Holding — Culpepper, J.
- The Court of Appeal of Louisiana held that the lease should be reformed to include the 40-foot strip of land, affirming the trial court's decision.
Rule
- A party may be estopped from denying the terms of a lease agreement when their misrepresentations induce another party to act to their detriment based on those representations.
Reasoning
- The court reasoned that although the lease's description appeared clear, the error regarding the 40-foot strip was induced by Nunez's misrepresentations.
- The court noted that Nunez had previously indicated that the lease covered the strip and did not inform the plaintiff of the property's true boundaries.
- The court found that the plaintiff relied on this representation when constructing improvements on the strip.
- Furthermore, Nunez's subsequent conduct, including his silent acquiescence during the construction and his acknowledgment in a later agreement, reinforced the belief that the lease encompassed the entire area discussed.
- The court concluded that principles of equitable estoppel applied, preventing Nunez from claiming that the lease did not cover the strip after allowing the plaintiff to invest in it. Thus, the court affirmed the lower court's ruling to reform the lease description.

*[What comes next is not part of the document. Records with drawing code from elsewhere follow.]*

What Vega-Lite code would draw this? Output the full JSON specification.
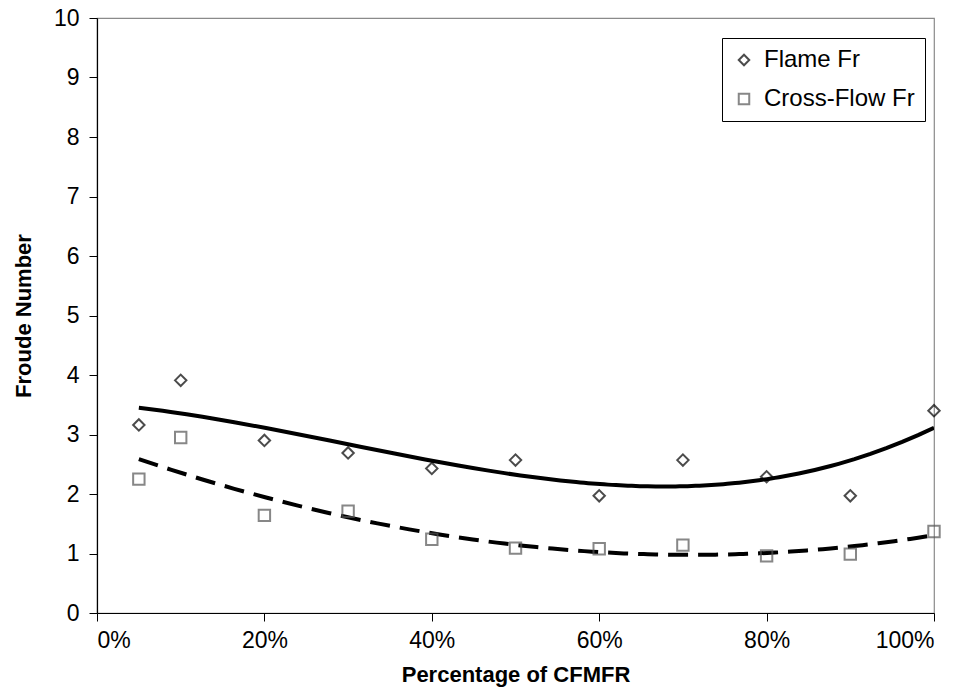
{
  "$schema": "https://vega.github.io/schema/vega-lite/v6.json",
  "width": 837,
  "height": 595,
  "autosize": {"type": "none"},
  "padding": {"left": 97, "top": 18, "right": 37, "bottom": 82},
  "background": "white",
  "config": {
    "font": "Liberation Sans",
    "view": {"stroke": "#8a8a8a", "strokeWidth": 1.2},
    "axis": {"grid": false, "domainColor": "black", "tickColor": "black", "labelColor": "black", "titleColor": "black", "labelFont": "Liberation Sans", "titleFont": "Liberation Sans", "labelFontSize": 23, "titleFontSize": 22, "titleFontWeight": "bold", "tickSize": 8, "domainWidth": 1.2}
  },
  "data": {
    "values": [
      {"pct": 0.05, "fr": 3.16, "series": "Flame Fr"},
      {"pct": 0.10, "fr": 3.91, "series": "Flame Fr"},
      {"pct": 0.20, "fr": 2.90, "series": "Flame Fr"},
      {"pct": 0.30, "fr": 2.69, "series": "Flame Fr"},
      {"pct": 0.40, "fr": 2.43, "series": "Flame Fr"},
      {"pct": 0.50, "fr": 2.57, "series": "Flame Fr"},
      {"pct": 0.60, "fr": 1.97, "series": "Flame Fr"},
      {"pct": 0.70, "fr": 2.57, "series": "Flame Fr"},
      {"pct": 0.80, "fr": 2.29, "series": "Flame Fr"},
      {"pct": 0.90, "fr": 1.97, "series": "Flame Fr"},
      {"pct": 1.00, "fr": 3.40, "series": "Flame Fr"},
      {"pct": 0.05, "fr": 2.25, "series": "Cross-Flow Fr"},
      {"pct": 0.10, "fr": 2.95, "series": "Cross-Flow Fr"},
      {"pct": 0.20, "fr": 1.64, "series": "Cross-Flow Fr"},
      {"pct": 0.30, "fr": 1.71, "series": "Cross-Flow Fr"},
      {"pct": 0.40, "fr": 1.24, "series": "Cross-Flow Fr"},
      {"pct": 0.50, "fr": 1.09, "series": "Cross-Flow Fr"},
      {"pct": 0.60, "fr": 1.08, "series": "Cross-Flow Fr"},
      {"pct": 0.70, "fr": 1.14, "series": "Cross-Flow Fr"},
      {"pct": 0.80, "fr": 0.96, "series": "Cross-Flow Fr"},
      {"pct": 0.90, "fr": 0.99, "series": "Cross-Flow Fr"},
      {"pct": 1.00, "fr": 1.37, "series": "Cross-Flow Fr"}
    ]
  },
  "encoding": {
    "x": {
      "field": "pct", "type": "quantitative",
      "scale": {"domain": [0, 1], "nice": false, "zero": false},
      "axis": {
        "values": [0, 0.2, 0.4, 0.6, 0.8, 1],
        "format": "~%",
        "title": "Percentage of CFMFR",
        "labelPadding": 8, "titlePadding": 12
      }
    },
    "y": {
      "field": "fr", "type": "quantitative",
      "scale": {"domain": [0, 10], "nice": false},
      "axis": {
        "values": [0, 1, 2, 3, 4, 5, 6, 7, 8, 9, 10],
        "format": "d",
        "title": "Froude Number",
        "labelPadding": 10, "titlePadding": 18
      }
    }
  },
  "layer": [
    {
      "transform": [
        {"filter": "datum.series === 'Flame Fr'"},
        {"regression": "fr", "on": "pct", "method": "poly", "order": 3, "extent": [0.05, 1]}
      ],
      "mark": {"type": "line", "color": "black", "strokeWidth": 4, "clip": true}
    },
    {
      "transform": [
        {"filter": "datum.series === 'Cross-Flow Fr'"},
        {"regression": "fr", "on": "pct", "method": "poly", "order": 3, "extent": [0.05, 1]}
      ],
      "mark": {"type": "line", "color": "black", "strokeWidth": 4, "strokeDash": [20, 10], "clip": true}
    },
    {
      "mark": {"type": "point", "filled": false, "size": 130, "strokeWidth": 2},
      "encoding": {
        "shape": {
          "field": "series", "type": "nominal",
          "scale": {"domain": ["Flame Fr", "Cross-Flow Fr"], "range": ["diamond", "square"]},
          "legend": {
            "title": null,
            "orient": "none",
            "legendX": 625,
            "legendY": 20,
            "strokeColor": "black",
            "fillColor": "white",
            "padding": 10,
            "labelFontSize": 24,
            "labelFont": "Liberation Sans",
            "labelColor": "black",
            "symbolSize": 110,
            "symbolStrokeWidth": 2,
            "rowPadding": 15,
            "labelOffset": 8
          }
        },
        "color": {
          "field": "series", "type": "nominal",
          "scale": {"domain": ["Flame Fr", "Cross-Flow Fr"], "range": ["black", "#555555"]},
          "legend": {
            "title": null,
            "orient": "none",
            "legendX": 625,
            "legendY": 20,
            "strokeColor": "black",
            "fillColor": "white",
            "padding": 10,
            "labelFontSize": 24,
            "labelFont": "Liberation Sans",
            "labelColor": "black",
            "symbolSize": 110,
            "symbolStrokeWidth": 2,
            "rowPadding": 15,
            "labelOffset": 8
          }
        }
      }
    }
  ]
}
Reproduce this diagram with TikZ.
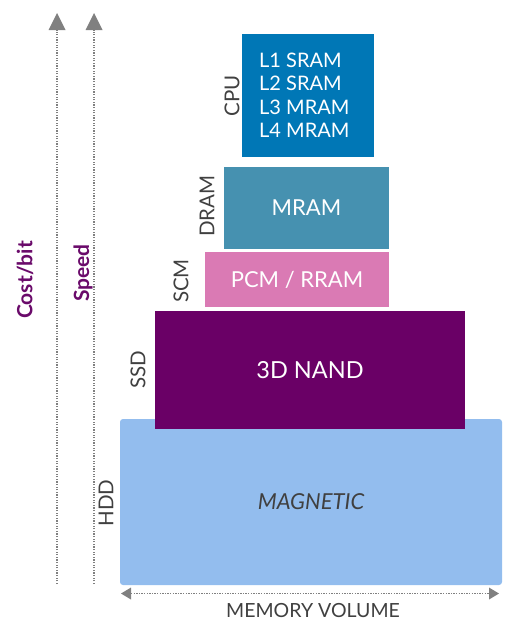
\documentclass[tikz,border=0pt]{standalone}
\usepackage{fontspec}
\setmainfont{Lato}
\usetikzlibrary{arrows.meta}
\definecolor{cpublue}{RGB}{0,119,182}
\definecolor{dramblue}{RGB}{70,145,176}
\definecolor{scmpink}{RGB}{218,122,180}
\definecolor{ssdpurple}{RGB}{106,0,102}
\definecolor{hddblue}{RGB}{147,189,238}
\definecolor{labelgray}{RGB}{64,64,64}
\definecolor{axisgray}{RGB}{128,128,128}
\definecolor{axispurple}{RGB}{106,10,106}
\tikzset{
  membox/.style={draw=none, inner sep=0pt, font=\fontsize{22}{26}\selectfont, text=white},
  sidelabel/.style={rotate=90, inner sep=0pt, text=labelgray, font=\fontsize{20.5}{24}\selectfont},
  axisline/.style={draw=axisgray, line width=1.5pt, dash pattern=on 1.3pt off 1.3pt},
  axislabel/.style={rotate=90, inner sep=0pt, text=axispurple, font=\bfseries\fontsize{21}{24}\selectfont}
}
\begin{document}
\begin{tikzpicture}[x=1pt,y=-1pt]
\useasboundingbox (0,0) rectangle (528,637);
% boxes
\node[membox, fill=hddblue, rounded corners=3pt, minimum width=382pt, minimum height=166pt, text=labelgray, font=\itshape\fontsize{22}{26}\selectfont] (hdd) at (311,502) {MAGNETIC};
\node[membox, fill=ssdpurple, minimum width=310pt, minimum height=118pt, font=\fontsize{23.5}{26}\selectfont] (ssd) at (310,370) {3D NAND};
\node[membox, fill=scmpink, minimum width=184pt, minimum height=55pt] (scm) at (297,279.5) {PCM / RRAM};
\node[membox, fill=dramblue, minimum width=165pt, minimum height=82pt] (dram) at (306.5,208) {MRAM};
\node[membox, fill=cpublue, minimum width=132pt, minimum height=123pt] (cpu) at (308,95.5) {};
\node[membox, align=left, font=\fontsize{20}{23.5}\selectfont, anchor=west] (cputext) at (259,95.5) {L1 SRAM\\L2 SRAM\\L3 MRAM\\L4 MRAM};
% side labels
\node[sidelabel] (lcpu) at (232,95.5) {CPU};
\node[sidelabel] (ldram) at (207,206) {DRAM};
\node[sidelabel] (lscm) at (181,281) {SCM};
\node[sidelabel] (lssd) at (138,370) {SSD};
\node[sidelabel] (lhdd) at (106,503) {HDD};
% vertical axes
\coordinate (c0) at (57,584);
\coordinate (c1) at (57,13);
\coordinate (s0) at (94,584);
\coordinate (s1) at (94,13);
\draw[axisline] (c0) -- (57,30);
\draw[axisline] (s0) -- (94,30);
\fill[axisgray] (c1) -- (48.5,30) -- (65.5,30) -- cycle;
\fill[axisgray] (s1) -- (85.5,30) -- (102.5,30) -- cycle;
\node[axislabel] (costbit) at (25,280) {Cost/bit};
\node[axislabel] (speed) at (83,273) {Speed};
% horizontal axis
\coordinate (h0) at (121,593.5);
\coordinate (h1) at (499,593.5);
\draw[axisline] (131,593.5) -- (489,593.5);
\fill[axisgray] (h0) -- (131,587.5) -- (131,599.5) -- cycle;
\fill[axisgray] (h1) -- (489,587.5) -- (489,599.5) -- cycle;
\node[inner sep=0pt, text=labelgray, font=\fontsize{19.5}{24}\selectfont] (vol) at (313,611) {MEMORY VOLUME};
\end{tikzpicture}
\end{document}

Deep Dive: How the Court Reached Its Decision
Court's Findings on Mutual Mistake
The court acknowledged that the lease agreement's description seemed clear and unambiguous but concluded that the omission of the 40-foot strip was a result of mutual mistake, primarily induced by the defendant's misrepresentations. The court noted that although the plaintiff's representatives had read the description, they did not comprehend that the language specifically excluded the barrow ditch. The court emphasized that the defendant had not disclosed his inability to convey the 40-foot strip, which he had previously agreed to purchase. This failure to inform the plaintiff led to the misunderstanding regarding the property covered by the lease. The court reasoned that the true intent of the parties was not reflected in the written lease due to the defendant's misleading actions. Therefore, the court found sufficient grounds to reform the lease to reflect what both parties had originally intended.
Application of Equitable Estoppel
The court further reasoned that equitable estoppel applied in this case, which prevented the defendant from denying that the lease included the 40-foot strip. It held that the defendant’s conduct, which included his initial representations regarding the property and his subsequent silence while the plaintiff made substantial investments, constituted grounds for estoppel. The court pointed out that the defendant had actively influenced the plaintiff's reliance on the assumption that the lease covered the entire area discussed, including the 40-foot strip. Furthermore, the defendant's later actions, such as allowing construction to proceed on the strip and acknowledging the inclusion of the strip in subsequent agreements, reinforced the plaintiff's belief in the lease's coverage. The court concluded that allowing the defendant to assert otherwise after the plaintiff had incurred expenses would result in unjust enrichment for the defendant and a gross inequity for the plaintiff.
Legal Precedents and Principles
In reaching its decision, the court referenced established legal principles regarding reformation of contracts due to fraud or misrepresentation. The court cited prior cases that supported the notion that a written instrument could be reformed to reflect the true agreement of the parties when clear evidence of error exists. It noted that the lease's description, although clear on its face, did not accurately convey the intent of the parties due to the defendant's misleading conduct. The court emphasized that equity could rectify situations where one party's misrepresentation caused the other to act to their detriment. It also highlighted that the principles of equitable estoppel bar a party from contradicting previous statements or conduct that led another to reasonably rely on them. This legal framework supported the court's decision to reform the lease and enforce its terms as understood by both parties.
Conclusion of the Court
Ultimately, the court affirmed the lower court's ruling to reform the lease agreement to include the 40-foot strip, finding that the facts supported the plaintiff's claim of misrepresentation and reliance. The court recognized that the defendant’s actions created a situation where it would be inequitable to allow him to deny the inclusion of the strip after the plaintiff had made significant investments based on those representations. By confirming the trial court's findings, the appellate court ensured that the plaintiff was not left without recourse for the reliance it had placed on the defendant's statements. The court's decision underscored the importance of honesty in contractual negotiations and the need for parties to uphold their representations to promote fairness and justice in contractual relationships. Thus, the ruling served to protect the interests of the plaintiff while enforcing the equitable principles that govern contractual agreements.